- _SET EXERCISE_
Retype the whole listing, please, keeping every line exact and dropping the pictures.

————————

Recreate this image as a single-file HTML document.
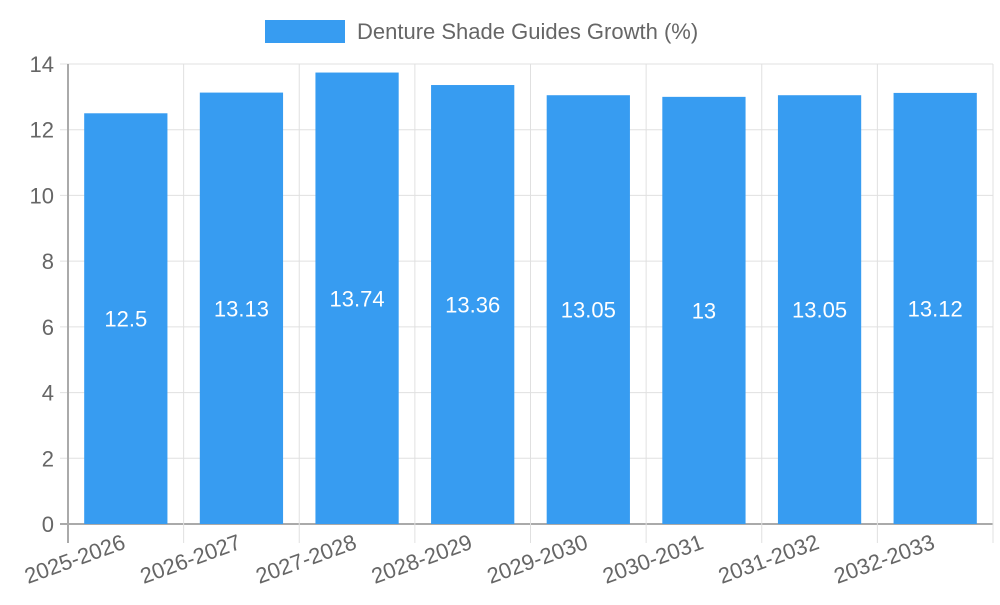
<!DOCTYPE html>
<html><head><meta charset="utf-8"><style>
body{margin:0;background:#fff;width:1000px;height:600px;overflow:hidden}
svg{font-family:"Liberation Sans",sans-serif}
</style></head><body>
<svg id="c" width="1000" height="600">
<rect x="265" y="20" width="80" height="23" fill="#379cf1"/>
<text x="357" y="39" font-size="22" fill="#666">Denture Shade Guides Growth (%)</text>
<g id="grid"></g><g id="bars"></g><g id="axes"></g>
</svg>
<script>
const categories=["2025-2026","2026-2027","2027-2028","2028-2029","2029-2030","2030-2031","2031-2032","2032-2033"];
const values=[12.5,13.13,13.74,13.36,13.05,13,13.05,13.12];
const yTicks=[0,2,4,6,8,10,12,14];
const X0=68,X1=993,Y0=524,Y1=64,YMAX=14;
const NS="http://www.w3.org/2000/svg";
const bw=(X1-X0)/categories.length;
const y=v=>Y0-(Y0-Y1)*v/YMAX;
const x=i=>X0+bw*i;
function mk(t,a,p){const e=document.createElementNS(NS,t);for(const k in a)e.setAttribute(k,a[k]);document.getElementById(p).appendChild(e);return e;}
yTicks.forEach(t=>{
 const l=mk('line',{x1:X0-8,x2:X1,y1:y(t),y2:y(t),stroke:t===0?'#aaa':'#e0e0e0','stroke-width':t===0?2:1},'grid');
 
 
 const tx=mk('text',{x:X0-14,y:y(t)+8,'text-anchor':'end','font-size':22,fill:'#666'},'axes');
 tx.textContent=t;
 
 
});
for(let i=0;i<=categories.length;i++){
 const l=mk('line',{x1:x(i),x2:x(i),y1:Y1,y2:Y0+19,stroke:i===0?'#aaa':'#e0e0e0','stroke-width':i===0?2:1},'grid');
 
 
}
categories.forEach((c,i)=>{
 const bx=x(i)+bw*0.14,w=bw*0.72;
 const r=mk('rect',{x:bx,y:y(values[i]),width:w,height:Y0-y(values[i]),fill:'#379cf1'},'bars');
 
 
 const v=mk('text',{x:x(i)+bw/2,y:(y(values[i])+Y0)/2+8,'text-anchor':'middle','font-size':22,fill:'#fff'},'bars');
 v.textContent=values[i];
 
 
 const cx=x(i)+bw/2+1,cy=Y0+24;
 const t=mk('text',{x:cx,y:cy,'text-anchor':'end','font-size':22,fill:'#666',transform:`rotate(-20 ${cx} ${cy})`},'axes');
 t.textContent=c;
 
 
});
</script>
</body></html>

————————

- _RESPONSE TO THE TASK_
Recreate this image as a single-file HTML document.
<!DOCTYPE html>
<html><head><meta charset="utf-8"><style>
body{margin:0;background:#fff;width:1000px;height:600px;overflow:hidden}
svg{font-family:"Liberation Sans",sans-serif}
</style></head><body>
<svg id="c" width="1000" height="600">
<rect x="265" y="20" width="80" height="23" fill="#379cf1"/>
<text x="357" y="39" font-size="22" fill="#666">Denture Shade Guides Growth (%)</text>
<g id="grid"></g><g id="bars"></g><g id="axes"></g>
</svg>
<script>
const categories=["2025-2026","2026-2027","2027-2028","2028-2029","2029-2030","2030-2031","2031-2032","2032-2033"];
const values=[12.5,13.13,13.74,13.36,13.05,13,13.05,13.12];
const yTicks=[0,2,4,6,8,10,12,14];
const X0=68,X1=993,Y0=524,Y1=64,YMAX=14;
const NS="http://www.w3.org/2000/svg";
const bw=(X1-X0)/categories.length;
const y=v=>Y0-(Y0-Y1)*v/YMAX;
const x=i=>X0+bw*i;
function mk(t,a,p){const e=document.createElementNS(NS,t);for(const k in a)e.setAttribute(k,a[k]);document.getElementById(p).appendChild(e);return e;}
yTicks.forEach(t=>{
 const l=mk('line',{x1:X0-8,x2:X1,y1:y(t),y2:y(t),stroke:t===0?'#aaa':'#e0e0e0','stroke-width':t===0?2:1},'grid');
 
 
 const tx=mk('text',{x:X0-14,y:y(t)+8,'text-anchor':'end','font-size':22,fill:'#666'},'axes');
 tx.textContent=t;
 
 
});
for(let i=0;i<=categories.length;i++){
 const l=mk('line',{x1:x(i),x2:x(i),y1:Y1,y2:Y0+19,stroke:i===0?'#aaa':'#e0e0e0','stroke-width':i===0?2:1},'grid');
 
 
}
categories.forEach((c,i)=>{
 const bx=x(i)+bw*0.14,w=bw*0.72;
 const r=mk('rect',{x:bx,y:y(values[i]),width:w,height:Y0-y(values[i]),fill:'#379cf1'},'bars');
 
 
 const v=mk('text',{x:x(i)+bw/2,y:(y(values[i])+Y0)/2+8,'text-anchor':'middle','font-size':22,fill:'#fff'},'bars');
 v.textContent=values[i];
 
 
 const cx=x(i)+bw/2+1,cy=Y0+24;
 const t=mk('text',{x:cx,y:cy,'text-anchor':'end','font-size':22,fill:'#666',transform:`rotate(-20 ${cx} ${cy})`},'axes');
 t.textContent=c;
 
 
});
</script>
</body></html>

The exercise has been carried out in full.